“Latest News – NEW ROAD DISCOVERED,” reads David Ratledge’s page on the Roman Roads Research Association. “After only 45 years of searching, I have at long last found the Roman Road from Ribchester to Lancaster!” Ratledge, an amateur archaeologist, has indeed been looking for evidence of Roman roads in Lancashire, England for 45 years. He has…
Sourced through Scoop.it from: qz.com
We used LiDAR among other technologies to develop an accurate road centre line in New Zealand to support car navigation and particularly Fleet Management. We used it both from our mapping car and with aerial orthophotography and today it is of course becoming widely used in the support of driverless cars and it needs to be, although it is still just one of the technologies employed for this purpose.
It is not the holy grail.
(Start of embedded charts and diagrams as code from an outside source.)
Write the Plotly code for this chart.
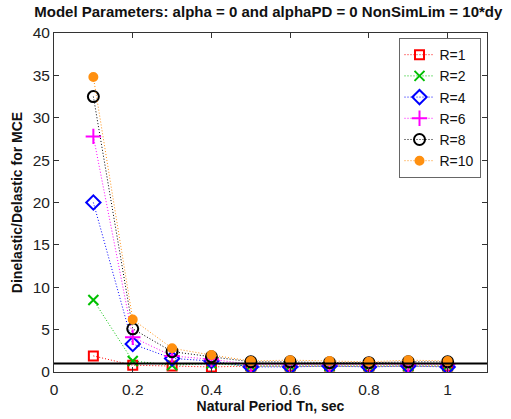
import plotly.graph_objects as go

periods = [0.1, 0.2, 0.3, 0.4, 0.5, 0.6, 0.7, 0.8, 0.9, 1.0]
r1 = [1.9, 0.8, 0.7, 0.6, 0.7, 0.7, 0.7, 0.7, 0.7, 0.7]
r2 = [8.5, 1.3, 0.8, 1.0, 0.7, 0.7, 0.7, 0.7, 0.7, 0.7]
r4 = [20.0, 3.3, 1.6, 1.3, 0.6, 0.6, 0.7, 0.6, 0.7, 0.6]
r6 = [27.8, 4.1, 1.9, 1.5, 0.9, 0.9, 0.9, 0.9, 0.9, 0.9]
r8 = [32.5, 5.1, 2.4, 1.8, 1.2, 1.2, 1.1, 1.1, 1.2, 1.2]
r10 = [34.8, 6.2, 2.8, 2.0, 1.3, 1.4, 1.3, 1.2, 1.4, 1.3]
names = ["R=1", "R=2", "R=4", "R=6", "R=8", "R=10"]
colors = ["#ff0000", "#00c000", "#0000ff", "#ff00ff", "#000000", "#ff9010"]
symbols = ["square-open", "x-thin", "diamond-open", "cross-thin", "circle-open", "circle"]
sizes = [9, 10, 11, 11, 11, 8]
series = [r1, r2, r4, r6, r8, r10]

fig = go.Figure()
for name, vals, c, s, sz in zip(names, series, colors, symbols, sizes):
    fig.add_trace(go.Scatter(
        x=periods, y=vals, name=name, mode="lines+markers",
        line=dict(color=c, width=1, dash="1px,2px"),
        marker=dict(symbol=s, size=sz, color=c, line=dict(color=c, width=2)),
    ))

fig.add_shape(type="line", xref="x", yref="y", x0=0, x1=1.1, y0=1, y1=1,
              line=dict(color="black", width=2))

axis_common = dict(showline=True, linecolor="#333", linewidth=1, mirror="ticks",
                   ticks="inside", ticklen=5, tickcolor="#333", showgrid=False,
                   zeroline=False, tickfont=dict(family="Arial, Liberation Sans", size=15.5, color="#222"))
fig.update_xaxes(range=[0, 1.1], tickvals=[0, 0.2, 0.4, 0.6, 0.8, 1],
                 ticktext=["0", "0.2", "0.4", "0.6", "0.8", "1"], ticklabelstandoff=3,
                 title=dict(text="<b>Natural Period Tn, sec</b>", standoff=0,
                            font=dict(family="Arial, Liberation Sans", size=14, color="#111")),
                 **axis_common)
fig.update_yaxes(range=[0, 40], tickvals=[0, 5, 10, 15, 20, 25, 30, 35, 40],
                 title=dict(text="<b>Dinelastic/Delastic for MCE</b>", standoff=6,
                            font=dict(family="Arial, Liberation Sans", size=14, color="#111")),
                 **axis_common)

fig.update_layout(
    width=511, height=419,
    margin=dict(l=54, r=24, t=33, b=43),
    paper_bgcolor="white", plot_bgcolor="white",
    title=dict(text="<b>Model Parameters: alpha = 0 and alphaPD = 0 NonSimLim = 10*dy</b>",
               x=0.525, xanchor="center", y=0.985, yanchor="top",
               font=dict(family="Arial, Liberation Sans", size=15, color="#111")),
    legend=dict(x=0.985, y=0.985, xanchor="right", yanchor="top",
                bordercolor="#666", borderwidth=1, bgcolor="white",
                font=dict(family="Arial, Liberation Sans", size=14, color="#111"),
                tracegroupgap=0, itemwidth=30),
    showlegend=True,
)

fig.write_html("out.html")
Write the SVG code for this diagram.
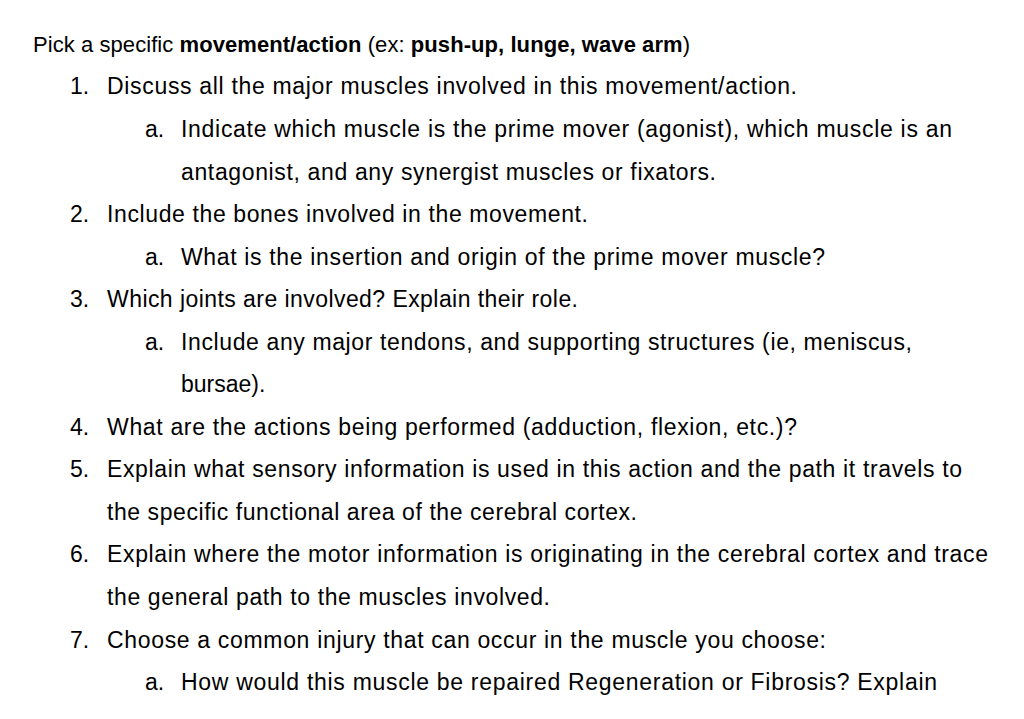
<svg xmlns="http://www.w3.org/2000/svg" width="1024" height="719" viewBox="0 0 1024 719">
<style>
text{font-family:"Liberation Sans",Arial,sans-serif;font-size:23px;fill:#000}
.h{font-size:22px}
.b{font-weight:bold}
</style>
<rect width="1024" height="719" fill="#fff"/>
<g id="text">
<text class="h" x="33" y="52" textLength="657">Pick a specific <tspan class="b">movement/action</tspan> (ex: <tspan class="b">push-up, lunge, wave arm</tspan>)</text>
<text x="70" y="94">1.</text><text x="107" y="94" textLength="690">Discuss all the major muscles involved in this movement/action.</text>
<text x="145" y="137">a.</text><text x="181" y="137" textLength="771">Indicate which muscle is the prime mover (agonist), which muscle is an</text>
<text x="181" y="180" textLength="535">antagonist, and any synergist muscles or fixators.</text>
<text x="70" y="222">2.</text><text x="107" y="222" textLength="481">Include the bones involved in the movement.</text>
<text x="145" y="265">a.</text><text x="181" y="265" textLength="644">What is the insertion and origin of the prime mover muscle?</text>
<text x="70" y="307">3.</text><text x="107" y="307" textLength="471">Which joints are involved? Explain their role.</text>
<text x="145" y="350">a.</text><text x="181" y="350" textLength="731">Include any major tendons, and supporting structures (ie, meniscus,</text>
<text x="181" y="392">bursae).</text>
<text x="70" y="435">4.</text><text x="107" y="435" textLength="690">What are the actions being performed (adduction, flexion, etc.)?</text>
<text x="70" y="477">5.</text><text x="107" y="477" textLength="855">Explain what sensory information is used in this action and the path it travels to</text>
<text x="107" y="520" textLength="530">the specific functional area of the cerebral cortex.</text>
<text x="70" y="562">6.</text><text x="107" y="562" textLength="881">Explain where the motor information is originating in the cerebral cortex and trace</text>
<text x="107" y="605" textLength="443">the general path to the muscles involved.</text>
<text x="70" y="648">7.</text><text x="107" y="648" textLength="719">Choose a common injury that can occur in the muscle you choose:</text>
<text x="145" y="690">a.</text><text x="181" y="690" textLength="756">How would this muscle be repaired Regeneration or Fibrosis? Explain</text>
</g>
</svg>
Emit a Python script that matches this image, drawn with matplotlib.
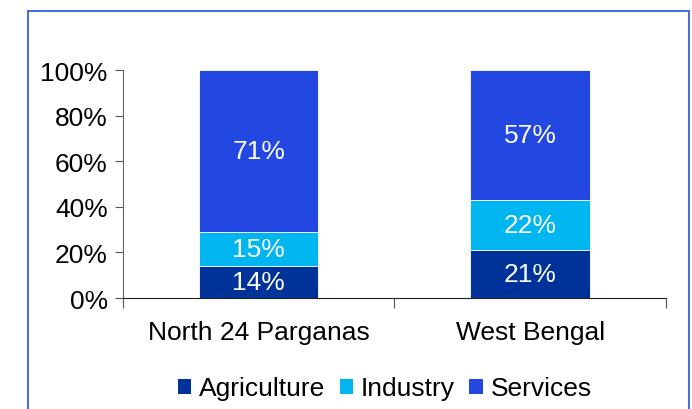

Perhaps however it may also be used to locate holy grail as in this story where it was used to locate a once important Roman road.
Sometimes as we travel on our journey into the future, it is easy to forget that horses, carts and chariots have been traveling similar routes for more than 2,000 years.
So while we pat ourselves on the back for being so clever and the massive rate of change, we might do well to remember that they had long straight roads long before we started thinking about creating faster horses. Perhaps there is more we can learn from them.
What particularly interests me is that we are discovering this, i.e. the information was lost, and that the discovery was by an amateur archaeologist. In a thousand years from now, as per the old song “In the Year 2525, if man is still alive”, what will they think of us? Homo mobilis? Will they think we were clever?